28. Taking note of earlier decisions of the Court, the Hon'ble Supreme Court in "P.V. Mahadevan Vs. Managing 21 Director, T.N. Housing Board", reported in (2005) 6 SCC 636 observed that keeping the higher government official under charges of corruption and disputed integrity would cause unbearable mental agony and stress to the officer concerned. The Hon'ble Supreme Court did not permit the department to proceed further in the departmental enquiry and it was quashed at the stage of enquiry itself. In view of the facts brought on record, we are of the opinion that for the mistake committed by the department in continuing the departmental proceeding for more than 18 years, the respondent should not be made to suffer. The respondent has been awarded only a penalty of "censure" and, she has already undergone mental agony and suffering due to the prolonged proceeding which was initiated in the year, 1996.

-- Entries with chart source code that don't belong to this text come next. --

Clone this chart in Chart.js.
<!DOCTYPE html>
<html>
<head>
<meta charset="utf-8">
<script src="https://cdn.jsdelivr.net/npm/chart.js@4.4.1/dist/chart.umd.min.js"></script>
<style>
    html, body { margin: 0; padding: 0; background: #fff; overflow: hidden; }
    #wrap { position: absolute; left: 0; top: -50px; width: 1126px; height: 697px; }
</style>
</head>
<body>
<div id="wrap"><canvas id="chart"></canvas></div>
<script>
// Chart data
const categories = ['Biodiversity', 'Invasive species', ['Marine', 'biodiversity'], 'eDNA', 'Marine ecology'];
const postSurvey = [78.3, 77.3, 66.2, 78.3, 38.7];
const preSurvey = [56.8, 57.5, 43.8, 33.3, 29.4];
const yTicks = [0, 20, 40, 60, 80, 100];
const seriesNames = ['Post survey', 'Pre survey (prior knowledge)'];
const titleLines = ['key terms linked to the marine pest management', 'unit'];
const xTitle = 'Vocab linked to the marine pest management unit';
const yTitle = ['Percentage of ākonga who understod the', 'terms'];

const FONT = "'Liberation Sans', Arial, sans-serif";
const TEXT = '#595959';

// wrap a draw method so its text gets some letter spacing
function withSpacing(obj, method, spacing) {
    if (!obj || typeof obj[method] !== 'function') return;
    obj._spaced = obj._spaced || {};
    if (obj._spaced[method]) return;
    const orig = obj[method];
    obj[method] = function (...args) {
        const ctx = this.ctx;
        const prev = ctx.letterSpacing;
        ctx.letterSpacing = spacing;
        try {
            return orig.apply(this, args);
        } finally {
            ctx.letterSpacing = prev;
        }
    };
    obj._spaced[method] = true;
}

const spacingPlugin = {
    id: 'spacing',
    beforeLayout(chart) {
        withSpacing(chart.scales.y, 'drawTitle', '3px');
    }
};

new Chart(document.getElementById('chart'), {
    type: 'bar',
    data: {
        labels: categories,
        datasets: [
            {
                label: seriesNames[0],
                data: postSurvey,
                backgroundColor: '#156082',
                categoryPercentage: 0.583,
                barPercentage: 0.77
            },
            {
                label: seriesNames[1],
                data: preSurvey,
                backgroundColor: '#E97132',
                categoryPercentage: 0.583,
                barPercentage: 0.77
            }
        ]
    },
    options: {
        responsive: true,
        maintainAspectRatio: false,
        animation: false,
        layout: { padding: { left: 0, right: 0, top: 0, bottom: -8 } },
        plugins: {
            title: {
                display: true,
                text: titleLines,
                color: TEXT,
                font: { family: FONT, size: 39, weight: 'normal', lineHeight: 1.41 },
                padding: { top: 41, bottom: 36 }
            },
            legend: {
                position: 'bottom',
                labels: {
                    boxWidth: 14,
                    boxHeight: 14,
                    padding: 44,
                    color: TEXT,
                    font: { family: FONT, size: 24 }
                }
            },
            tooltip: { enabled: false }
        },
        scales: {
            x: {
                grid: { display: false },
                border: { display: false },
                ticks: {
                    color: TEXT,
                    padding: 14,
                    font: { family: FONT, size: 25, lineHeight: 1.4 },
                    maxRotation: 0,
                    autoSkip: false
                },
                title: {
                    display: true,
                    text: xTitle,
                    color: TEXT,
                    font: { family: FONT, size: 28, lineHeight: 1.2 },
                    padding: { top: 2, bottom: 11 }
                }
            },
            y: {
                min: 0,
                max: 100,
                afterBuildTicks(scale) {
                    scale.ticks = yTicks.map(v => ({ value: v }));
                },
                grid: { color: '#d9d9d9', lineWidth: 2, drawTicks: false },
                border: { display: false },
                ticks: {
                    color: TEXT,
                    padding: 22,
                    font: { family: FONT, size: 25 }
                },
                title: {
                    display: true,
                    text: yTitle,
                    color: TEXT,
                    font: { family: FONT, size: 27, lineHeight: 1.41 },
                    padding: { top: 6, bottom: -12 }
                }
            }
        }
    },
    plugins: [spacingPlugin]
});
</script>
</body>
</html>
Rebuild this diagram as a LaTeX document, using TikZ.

29. In view of the aforesaid discussion, we find no reason to interfere with the impugned order dated 21.02.2013 whereby penalty order dated 19.04.2012 has been quashed. However, in so far as, the direction contained in paragraph no. 48 of the impugned order is concerned, we clarify that the claim of the respondent would be considered in accordance with law. Further, since no reason has been assigned by the learned Single Judge for awarding cost of Rs. 60,000/- to be paid to the Writ-Petitioner, we are inclined to accept the submission of the learned Additional Advocate-General that award of cost to the respondent is not justified and accordingly, that part of the impugned 22 order is set-aside.

30. In the result, the Letters Patent Appeal is partly allowed in the above terms.

(R. Banumathi, C.J.) (Shree Chandrashekhar, J.) Jharkhand High Court at Ranchi The 28th day of January, 2014 Amit/A.F.R.